* start AVAILABLE DATA *

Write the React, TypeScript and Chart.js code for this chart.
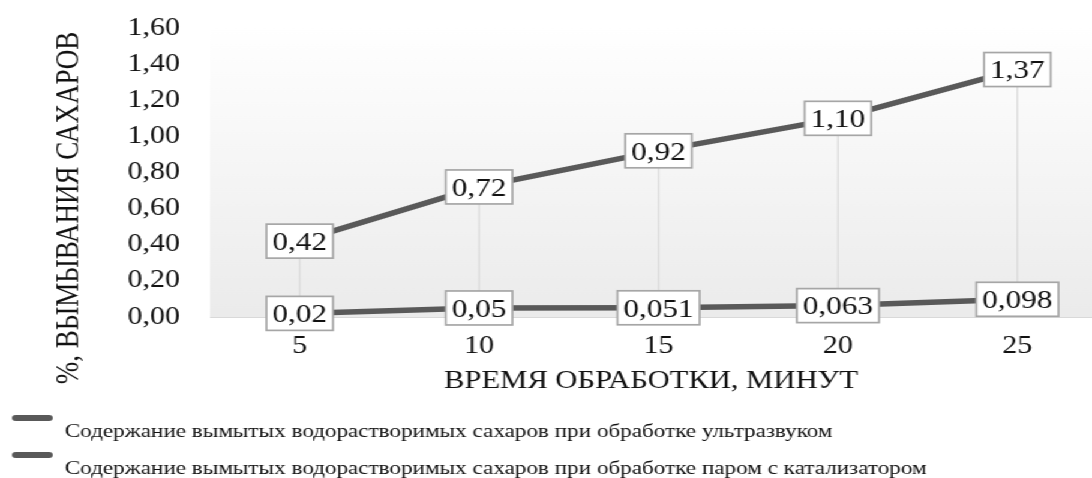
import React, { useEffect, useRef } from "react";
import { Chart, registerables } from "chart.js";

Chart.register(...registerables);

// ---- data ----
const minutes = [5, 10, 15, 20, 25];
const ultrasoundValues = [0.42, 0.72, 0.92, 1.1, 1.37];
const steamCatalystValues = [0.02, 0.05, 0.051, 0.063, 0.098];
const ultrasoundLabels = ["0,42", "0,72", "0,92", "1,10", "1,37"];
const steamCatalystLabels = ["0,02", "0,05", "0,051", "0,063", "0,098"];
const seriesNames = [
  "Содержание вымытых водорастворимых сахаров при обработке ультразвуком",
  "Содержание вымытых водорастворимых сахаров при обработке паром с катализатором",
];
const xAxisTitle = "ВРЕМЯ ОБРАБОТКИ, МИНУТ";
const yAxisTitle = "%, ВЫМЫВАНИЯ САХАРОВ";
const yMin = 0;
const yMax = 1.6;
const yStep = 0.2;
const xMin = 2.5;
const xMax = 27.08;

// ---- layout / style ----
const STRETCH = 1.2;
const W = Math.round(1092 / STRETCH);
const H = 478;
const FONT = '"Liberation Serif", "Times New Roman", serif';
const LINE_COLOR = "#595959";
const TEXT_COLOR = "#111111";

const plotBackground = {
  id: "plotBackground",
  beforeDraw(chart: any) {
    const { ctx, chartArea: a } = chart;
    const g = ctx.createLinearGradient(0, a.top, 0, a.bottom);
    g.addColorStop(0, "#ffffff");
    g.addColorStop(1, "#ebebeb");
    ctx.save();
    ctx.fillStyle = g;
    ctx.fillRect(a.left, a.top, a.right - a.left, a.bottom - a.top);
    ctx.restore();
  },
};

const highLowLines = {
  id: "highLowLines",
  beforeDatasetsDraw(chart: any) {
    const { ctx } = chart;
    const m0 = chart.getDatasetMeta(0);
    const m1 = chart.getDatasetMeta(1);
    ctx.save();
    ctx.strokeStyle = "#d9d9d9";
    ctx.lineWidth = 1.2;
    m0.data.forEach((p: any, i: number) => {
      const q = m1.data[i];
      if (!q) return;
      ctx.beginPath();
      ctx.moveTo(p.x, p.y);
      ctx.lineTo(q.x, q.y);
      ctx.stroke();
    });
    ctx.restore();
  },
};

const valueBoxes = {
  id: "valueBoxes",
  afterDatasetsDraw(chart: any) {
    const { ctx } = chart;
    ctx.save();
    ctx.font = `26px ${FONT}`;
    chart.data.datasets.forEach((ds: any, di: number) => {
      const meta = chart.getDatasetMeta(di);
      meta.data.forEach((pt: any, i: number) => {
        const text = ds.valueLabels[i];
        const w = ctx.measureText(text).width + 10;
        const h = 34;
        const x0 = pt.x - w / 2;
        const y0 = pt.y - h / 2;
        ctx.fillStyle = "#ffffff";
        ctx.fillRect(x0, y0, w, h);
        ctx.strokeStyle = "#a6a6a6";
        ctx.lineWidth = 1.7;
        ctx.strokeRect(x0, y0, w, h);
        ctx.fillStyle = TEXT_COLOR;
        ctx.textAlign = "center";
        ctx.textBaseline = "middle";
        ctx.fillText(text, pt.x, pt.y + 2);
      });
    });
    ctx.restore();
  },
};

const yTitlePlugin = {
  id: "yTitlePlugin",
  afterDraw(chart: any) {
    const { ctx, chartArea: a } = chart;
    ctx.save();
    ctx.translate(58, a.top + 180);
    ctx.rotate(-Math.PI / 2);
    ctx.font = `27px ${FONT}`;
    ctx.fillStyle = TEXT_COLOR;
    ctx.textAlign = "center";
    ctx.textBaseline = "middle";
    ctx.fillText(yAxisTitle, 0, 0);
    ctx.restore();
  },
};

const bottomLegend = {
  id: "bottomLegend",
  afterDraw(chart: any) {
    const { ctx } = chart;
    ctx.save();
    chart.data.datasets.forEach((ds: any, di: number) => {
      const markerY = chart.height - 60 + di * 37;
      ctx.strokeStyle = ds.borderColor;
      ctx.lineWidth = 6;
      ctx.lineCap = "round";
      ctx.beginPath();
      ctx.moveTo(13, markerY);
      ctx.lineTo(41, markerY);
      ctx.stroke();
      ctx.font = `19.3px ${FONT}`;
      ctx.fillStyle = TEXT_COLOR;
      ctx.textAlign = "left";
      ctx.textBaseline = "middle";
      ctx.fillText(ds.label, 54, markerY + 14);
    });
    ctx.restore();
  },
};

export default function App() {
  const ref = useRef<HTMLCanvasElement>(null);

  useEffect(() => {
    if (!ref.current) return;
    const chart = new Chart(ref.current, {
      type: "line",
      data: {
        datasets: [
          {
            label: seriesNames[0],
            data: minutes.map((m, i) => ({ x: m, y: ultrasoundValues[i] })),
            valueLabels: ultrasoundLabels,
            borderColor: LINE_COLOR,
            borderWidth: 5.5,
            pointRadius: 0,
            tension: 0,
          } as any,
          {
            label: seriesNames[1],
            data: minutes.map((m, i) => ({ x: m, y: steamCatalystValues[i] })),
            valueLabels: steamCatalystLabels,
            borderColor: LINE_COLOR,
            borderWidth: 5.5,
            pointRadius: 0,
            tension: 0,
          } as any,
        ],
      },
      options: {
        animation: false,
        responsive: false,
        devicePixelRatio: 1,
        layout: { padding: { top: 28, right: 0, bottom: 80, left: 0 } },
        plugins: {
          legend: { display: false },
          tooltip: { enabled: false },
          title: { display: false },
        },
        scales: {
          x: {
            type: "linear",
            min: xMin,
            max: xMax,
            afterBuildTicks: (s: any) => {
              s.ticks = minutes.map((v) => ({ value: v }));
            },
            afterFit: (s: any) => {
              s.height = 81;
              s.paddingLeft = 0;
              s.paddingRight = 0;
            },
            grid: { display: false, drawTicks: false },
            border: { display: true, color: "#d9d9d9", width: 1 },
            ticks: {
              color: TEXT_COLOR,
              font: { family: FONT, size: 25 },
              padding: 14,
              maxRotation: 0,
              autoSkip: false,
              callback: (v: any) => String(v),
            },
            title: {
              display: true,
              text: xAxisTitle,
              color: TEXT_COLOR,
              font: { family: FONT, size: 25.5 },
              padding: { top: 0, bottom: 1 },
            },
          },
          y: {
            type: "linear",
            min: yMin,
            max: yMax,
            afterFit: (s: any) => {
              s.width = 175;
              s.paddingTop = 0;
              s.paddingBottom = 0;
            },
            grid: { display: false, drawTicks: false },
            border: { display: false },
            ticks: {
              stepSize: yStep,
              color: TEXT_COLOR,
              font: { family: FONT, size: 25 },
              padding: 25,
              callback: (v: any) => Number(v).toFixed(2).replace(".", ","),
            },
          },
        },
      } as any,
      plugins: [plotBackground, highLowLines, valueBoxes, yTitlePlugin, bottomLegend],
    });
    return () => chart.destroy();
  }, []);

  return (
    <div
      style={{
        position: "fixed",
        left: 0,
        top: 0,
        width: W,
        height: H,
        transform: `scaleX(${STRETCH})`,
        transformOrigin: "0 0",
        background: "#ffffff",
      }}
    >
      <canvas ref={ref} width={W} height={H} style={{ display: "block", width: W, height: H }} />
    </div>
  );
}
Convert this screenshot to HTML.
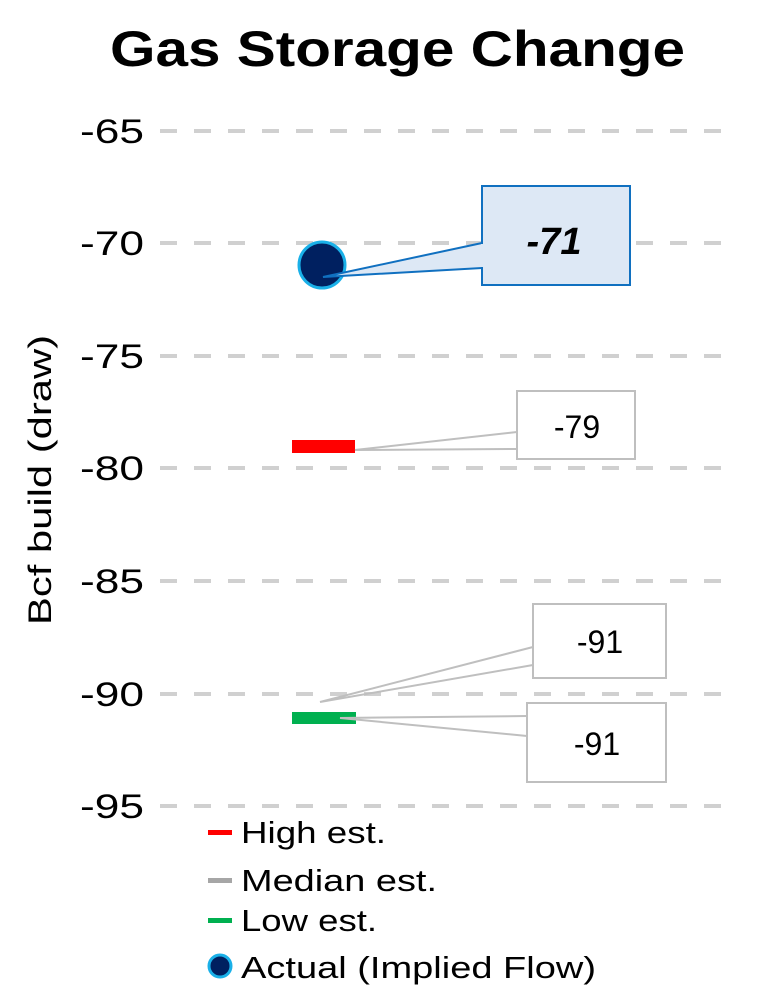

* end AVAILABLE DATA *
* start AVAILABLE DATA *

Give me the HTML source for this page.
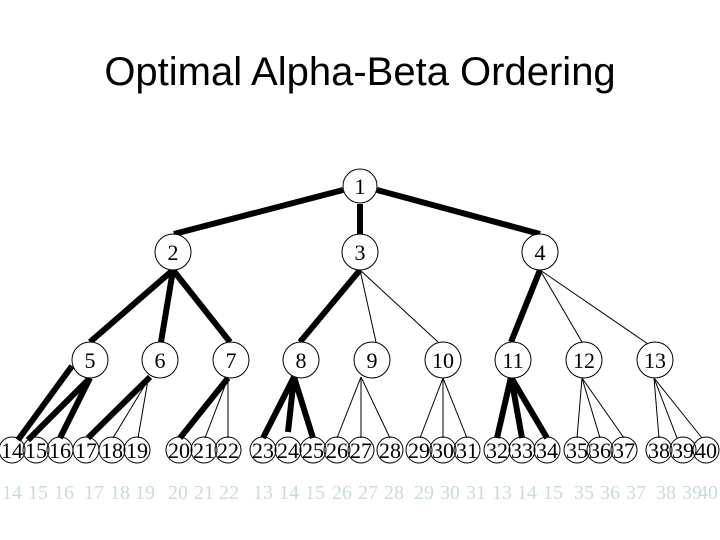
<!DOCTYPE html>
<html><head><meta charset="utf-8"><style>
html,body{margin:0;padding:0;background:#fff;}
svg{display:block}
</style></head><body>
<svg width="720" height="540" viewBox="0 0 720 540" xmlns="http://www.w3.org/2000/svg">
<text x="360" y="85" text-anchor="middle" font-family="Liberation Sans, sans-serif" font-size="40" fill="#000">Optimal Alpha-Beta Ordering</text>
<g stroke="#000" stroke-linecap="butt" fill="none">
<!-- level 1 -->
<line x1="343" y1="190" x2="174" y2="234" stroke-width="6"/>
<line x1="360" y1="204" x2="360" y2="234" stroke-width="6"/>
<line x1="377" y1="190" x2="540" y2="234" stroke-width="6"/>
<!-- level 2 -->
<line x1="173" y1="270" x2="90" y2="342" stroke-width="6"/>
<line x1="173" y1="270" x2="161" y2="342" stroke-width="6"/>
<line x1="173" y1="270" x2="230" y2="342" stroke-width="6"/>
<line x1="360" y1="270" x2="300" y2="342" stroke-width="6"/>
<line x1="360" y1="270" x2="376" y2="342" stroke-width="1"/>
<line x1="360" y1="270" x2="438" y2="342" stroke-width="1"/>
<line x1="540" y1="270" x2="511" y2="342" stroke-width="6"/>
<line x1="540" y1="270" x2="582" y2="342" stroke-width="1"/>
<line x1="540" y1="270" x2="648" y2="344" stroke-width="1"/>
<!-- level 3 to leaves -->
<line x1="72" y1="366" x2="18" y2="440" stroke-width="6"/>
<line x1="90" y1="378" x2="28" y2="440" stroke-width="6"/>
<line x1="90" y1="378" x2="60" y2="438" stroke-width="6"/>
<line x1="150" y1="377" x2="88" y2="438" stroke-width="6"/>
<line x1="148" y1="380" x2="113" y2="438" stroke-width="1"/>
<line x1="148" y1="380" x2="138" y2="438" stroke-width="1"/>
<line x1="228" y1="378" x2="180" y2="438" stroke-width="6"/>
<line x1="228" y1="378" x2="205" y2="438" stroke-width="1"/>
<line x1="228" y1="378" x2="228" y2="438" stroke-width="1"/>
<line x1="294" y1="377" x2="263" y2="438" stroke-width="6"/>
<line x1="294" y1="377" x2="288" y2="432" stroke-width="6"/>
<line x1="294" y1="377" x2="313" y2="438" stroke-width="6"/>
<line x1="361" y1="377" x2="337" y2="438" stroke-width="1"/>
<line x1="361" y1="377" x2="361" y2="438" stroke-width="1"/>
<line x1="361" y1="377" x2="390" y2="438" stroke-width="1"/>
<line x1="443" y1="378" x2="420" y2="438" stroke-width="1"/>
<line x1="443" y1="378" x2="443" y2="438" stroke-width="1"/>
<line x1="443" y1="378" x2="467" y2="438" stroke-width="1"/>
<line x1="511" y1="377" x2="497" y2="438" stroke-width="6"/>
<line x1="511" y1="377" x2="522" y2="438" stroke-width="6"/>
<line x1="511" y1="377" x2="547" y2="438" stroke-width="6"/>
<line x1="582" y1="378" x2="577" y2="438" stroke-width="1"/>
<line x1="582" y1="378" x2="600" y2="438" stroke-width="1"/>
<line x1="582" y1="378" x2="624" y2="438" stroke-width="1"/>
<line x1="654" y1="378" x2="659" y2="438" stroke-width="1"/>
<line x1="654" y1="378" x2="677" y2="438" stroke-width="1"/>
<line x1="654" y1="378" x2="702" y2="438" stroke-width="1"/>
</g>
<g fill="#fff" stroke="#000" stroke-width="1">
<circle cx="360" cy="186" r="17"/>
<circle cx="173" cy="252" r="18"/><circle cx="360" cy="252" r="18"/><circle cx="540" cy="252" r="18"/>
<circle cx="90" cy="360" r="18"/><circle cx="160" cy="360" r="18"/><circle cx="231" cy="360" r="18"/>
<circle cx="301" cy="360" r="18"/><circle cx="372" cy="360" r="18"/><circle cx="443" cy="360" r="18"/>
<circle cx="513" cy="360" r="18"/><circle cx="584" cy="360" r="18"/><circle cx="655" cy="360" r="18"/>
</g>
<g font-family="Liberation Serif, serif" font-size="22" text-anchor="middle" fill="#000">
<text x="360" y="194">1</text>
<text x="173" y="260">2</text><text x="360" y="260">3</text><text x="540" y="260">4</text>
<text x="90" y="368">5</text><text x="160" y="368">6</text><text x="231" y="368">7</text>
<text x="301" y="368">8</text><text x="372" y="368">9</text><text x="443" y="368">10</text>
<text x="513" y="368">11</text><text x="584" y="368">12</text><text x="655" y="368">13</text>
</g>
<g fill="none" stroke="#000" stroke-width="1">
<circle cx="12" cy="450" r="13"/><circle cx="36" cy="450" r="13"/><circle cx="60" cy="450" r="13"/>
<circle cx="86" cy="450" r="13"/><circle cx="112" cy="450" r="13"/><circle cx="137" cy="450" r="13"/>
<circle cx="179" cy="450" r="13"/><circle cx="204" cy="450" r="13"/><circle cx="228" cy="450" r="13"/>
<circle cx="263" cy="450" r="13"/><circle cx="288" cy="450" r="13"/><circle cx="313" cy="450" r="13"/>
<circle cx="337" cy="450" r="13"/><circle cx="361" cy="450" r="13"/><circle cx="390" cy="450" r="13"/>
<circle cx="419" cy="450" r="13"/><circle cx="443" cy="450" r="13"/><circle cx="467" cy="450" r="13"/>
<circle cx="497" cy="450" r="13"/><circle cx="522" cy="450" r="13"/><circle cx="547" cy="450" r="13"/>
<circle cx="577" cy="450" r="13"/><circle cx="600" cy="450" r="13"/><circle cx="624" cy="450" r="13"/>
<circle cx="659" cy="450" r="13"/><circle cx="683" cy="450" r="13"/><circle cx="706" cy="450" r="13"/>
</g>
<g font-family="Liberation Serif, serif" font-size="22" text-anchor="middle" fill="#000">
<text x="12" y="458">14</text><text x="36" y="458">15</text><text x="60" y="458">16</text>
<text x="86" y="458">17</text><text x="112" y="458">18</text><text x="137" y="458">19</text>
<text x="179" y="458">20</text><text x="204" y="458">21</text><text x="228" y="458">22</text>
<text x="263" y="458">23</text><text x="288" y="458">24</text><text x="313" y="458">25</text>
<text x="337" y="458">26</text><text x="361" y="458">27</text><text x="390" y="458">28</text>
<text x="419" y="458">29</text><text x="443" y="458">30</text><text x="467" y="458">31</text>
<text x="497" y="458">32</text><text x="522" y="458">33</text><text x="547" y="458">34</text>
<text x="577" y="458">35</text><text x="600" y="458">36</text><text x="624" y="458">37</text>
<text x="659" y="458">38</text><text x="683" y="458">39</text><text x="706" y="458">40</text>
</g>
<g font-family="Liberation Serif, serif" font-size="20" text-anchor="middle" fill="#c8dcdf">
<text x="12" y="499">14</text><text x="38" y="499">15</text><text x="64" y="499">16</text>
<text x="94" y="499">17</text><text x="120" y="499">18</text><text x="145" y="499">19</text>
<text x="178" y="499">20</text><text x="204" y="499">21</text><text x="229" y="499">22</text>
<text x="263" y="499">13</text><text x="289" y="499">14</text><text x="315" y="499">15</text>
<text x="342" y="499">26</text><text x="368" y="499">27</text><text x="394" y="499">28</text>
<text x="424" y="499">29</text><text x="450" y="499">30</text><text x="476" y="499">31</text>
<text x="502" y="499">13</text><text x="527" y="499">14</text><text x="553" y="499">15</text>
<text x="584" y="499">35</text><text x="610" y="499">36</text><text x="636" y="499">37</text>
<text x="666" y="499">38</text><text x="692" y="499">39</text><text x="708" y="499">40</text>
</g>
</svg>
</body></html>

* end AVAILABLE DATA *
* start AVAILABLE DATA *

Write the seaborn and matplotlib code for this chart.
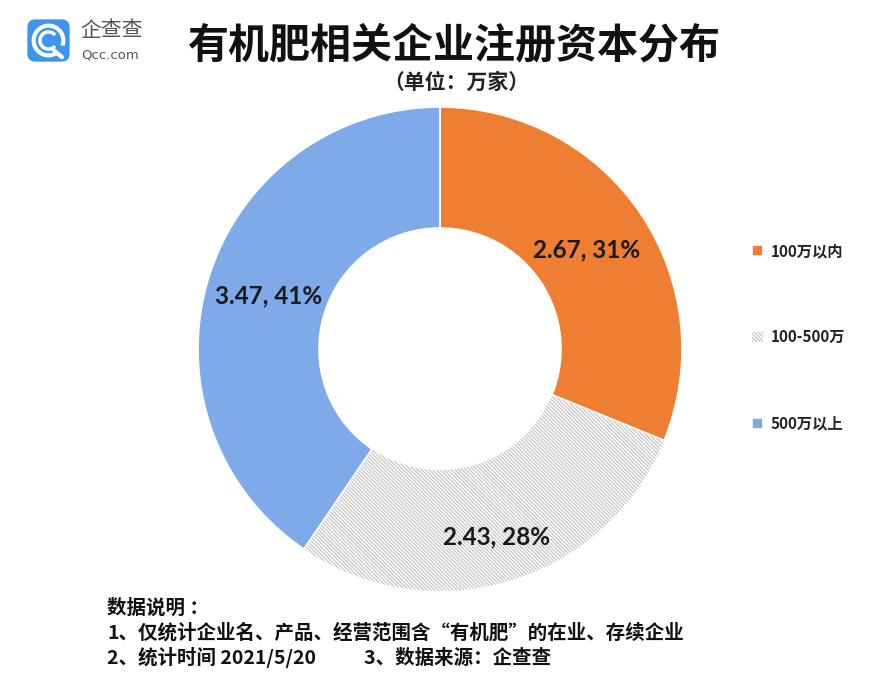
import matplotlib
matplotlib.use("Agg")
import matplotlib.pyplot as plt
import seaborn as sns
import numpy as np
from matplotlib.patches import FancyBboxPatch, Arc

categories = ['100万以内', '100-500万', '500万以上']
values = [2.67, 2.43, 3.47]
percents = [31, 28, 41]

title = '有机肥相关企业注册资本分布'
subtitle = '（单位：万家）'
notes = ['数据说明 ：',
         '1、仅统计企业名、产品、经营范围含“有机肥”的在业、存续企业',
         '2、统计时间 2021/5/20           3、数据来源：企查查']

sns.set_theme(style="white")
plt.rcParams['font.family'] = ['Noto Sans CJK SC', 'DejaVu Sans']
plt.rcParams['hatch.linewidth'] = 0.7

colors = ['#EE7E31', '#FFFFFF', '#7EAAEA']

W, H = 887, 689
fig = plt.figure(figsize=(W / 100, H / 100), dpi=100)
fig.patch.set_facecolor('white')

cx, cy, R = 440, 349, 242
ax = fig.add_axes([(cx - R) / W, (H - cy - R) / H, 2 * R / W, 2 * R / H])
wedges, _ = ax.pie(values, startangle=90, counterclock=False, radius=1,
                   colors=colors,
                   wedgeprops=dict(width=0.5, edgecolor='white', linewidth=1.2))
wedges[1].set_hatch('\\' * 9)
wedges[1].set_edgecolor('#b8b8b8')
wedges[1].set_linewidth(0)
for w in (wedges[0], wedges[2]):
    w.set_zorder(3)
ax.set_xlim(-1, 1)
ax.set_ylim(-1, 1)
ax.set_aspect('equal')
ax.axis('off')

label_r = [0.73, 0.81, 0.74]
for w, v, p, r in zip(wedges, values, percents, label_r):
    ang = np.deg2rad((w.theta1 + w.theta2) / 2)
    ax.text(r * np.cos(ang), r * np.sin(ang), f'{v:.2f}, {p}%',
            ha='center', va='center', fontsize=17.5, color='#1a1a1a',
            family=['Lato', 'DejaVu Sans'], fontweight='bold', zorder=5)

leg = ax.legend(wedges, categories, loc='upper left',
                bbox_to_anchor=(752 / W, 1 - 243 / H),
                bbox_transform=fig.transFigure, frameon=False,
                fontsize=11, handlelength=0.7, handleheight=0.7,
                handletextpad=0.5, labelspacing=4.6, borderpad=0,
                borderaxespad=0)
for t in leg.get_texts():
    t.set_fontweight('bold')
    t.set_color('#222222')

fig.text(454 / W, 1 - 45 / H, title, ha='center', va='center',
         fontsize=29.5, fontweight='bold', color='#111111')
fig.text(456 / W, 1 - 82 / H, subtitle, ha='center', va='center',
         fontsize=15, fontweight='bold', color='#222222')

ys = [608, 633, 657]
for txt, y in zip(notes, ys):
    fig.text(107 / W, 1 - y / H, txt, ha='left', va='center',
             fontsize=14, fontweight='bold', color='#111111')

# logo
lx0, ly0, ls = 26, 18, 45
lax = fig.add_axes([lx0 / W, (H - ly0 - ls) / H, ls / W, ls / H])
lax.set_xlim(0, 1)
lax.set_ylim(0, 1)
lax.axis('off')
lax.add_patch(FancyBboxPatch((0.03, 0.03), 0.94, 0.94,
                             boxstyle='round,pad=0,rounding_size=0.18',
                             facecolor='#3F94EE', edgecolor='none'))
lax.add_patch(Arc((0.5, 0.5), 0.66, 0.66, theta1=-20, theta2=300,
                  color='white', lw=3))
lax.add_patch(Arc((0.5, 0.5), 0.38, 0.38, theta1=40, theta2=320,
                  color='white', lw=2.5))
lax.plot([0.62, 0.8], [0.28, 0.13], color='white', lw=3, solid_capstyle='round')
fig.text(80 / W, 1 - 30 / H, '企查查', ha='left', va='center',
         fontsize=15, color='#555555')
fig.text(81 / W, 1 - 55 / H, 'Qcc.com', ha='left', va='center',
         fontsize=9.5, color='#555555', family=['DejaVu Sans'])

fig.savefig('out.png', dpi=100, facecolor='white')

* end AVAILABLE DATA *

### WHAT TO DO
Select the lines that carry the string "React" and copy them.

### IN RESPONSE
Write the React, TypeScript and Chart.js code for this chart.
import React, { useEffect, useRef } from "react";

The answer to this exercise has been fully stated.